Preliminary phase of the study
In the preliminary phase of the study, a girl carrying the mutation in the SHANK3 gene was treated by Prof. Shai Efrati, director of the Sagol Center for Hyperbaric Medicine at Tzrifin’s Shamir (Assaf Harofeh) Medical Center and a faculty member at the Sagol School of Neuroscience, which was a partner in the research. Upon completing a series of treatments in the pressure chamber, it was evident that the girl’s social abilities and brain function had improved considerably, Efrati reported.
In the next stage and to more deeply understand the success of the treatment, the team of researchers at Barak’s lab wanted to understand what pressurized pure oxygen does to the brain. They used adult mice carrying the same genetic mutation in the SHANK3 gene as that carried by the girl who had been treated. The experiment comprised a protocol of 40 one-hour treatments in a pressure chamber, which lasted several weeks.
“We discovered that treatment in the oxygen-enriched pressure chamber reduces inflammation in the brain and leads to an increase in the expression of substances responsible for improving blood and oxygen supply to the brain, and therefore brain function. In addition, we saw a decrease in the number of microglial cells, immune system cells that indicate inflammation, which is associated with autism,” Barak reported.
"We saw a decrease in the number of microglial cells, immune system cells that indicate inflammation, which is associated with autism.”Dr. Boaz Barak
“Beyond the neurological findings we discovered, what interested us more than anything was to see whether these improvements in the brain also led to an improvement in social behavior, which is known to be impaired in autistic individuals,” he explained.
“To our surprise, the findings showed a significant improvement in the social behavior of the animal models of autism that underwent treatment in the pressure chamber compared to those in the control group who were exposed to air at normal pressure, and without oxygen enrichment,” he continued. “The animal models that underwent treatment displayed increased social interest, preferring to spend more time in the company of new animals to which they were exposed in comparison to the animal models from the control group.”

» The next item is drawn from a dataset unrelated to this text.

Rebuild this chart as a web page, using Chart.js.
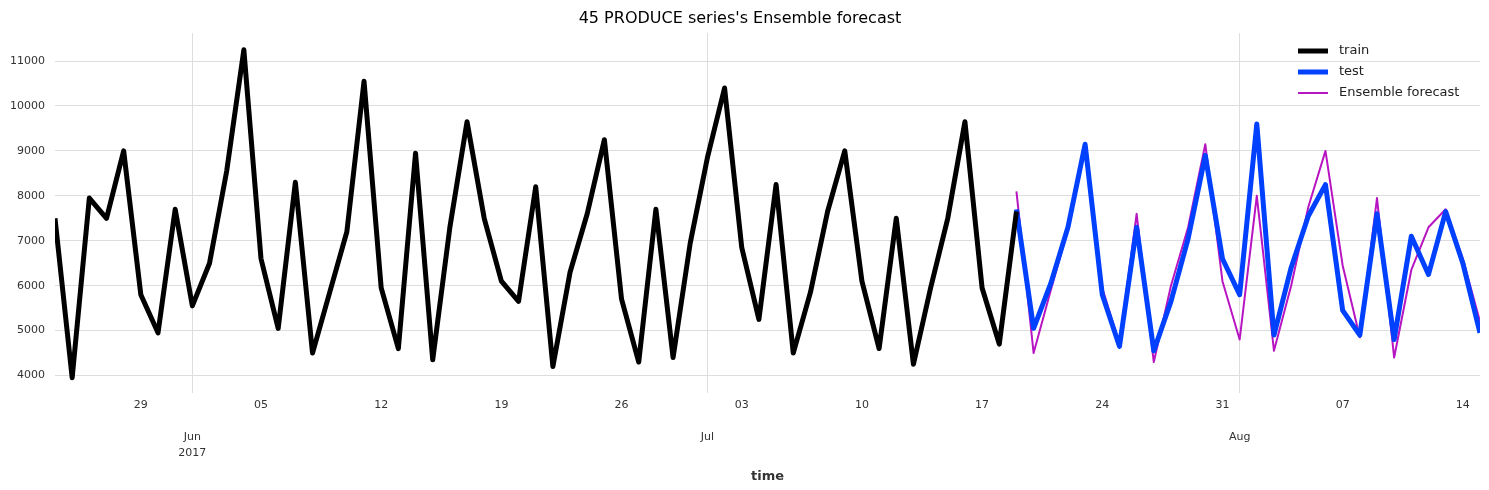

Fischer concluded that “the mutation in the animal models is identical to the mutation that exists in humans. Therefore, our research is likely to have clinical implications for improving the pathological condition of autism resulting from this genetic mutation and likely also of autism stemming from other causes. Because the pressure chamber treatment is non-intrusive and has been found to be safe, our findings are encouraging and demonstrate that this treatment may improve these behavioral and neurological aspects in humans as well, in addition to offering a scientific explanation of how they occur in the brain.”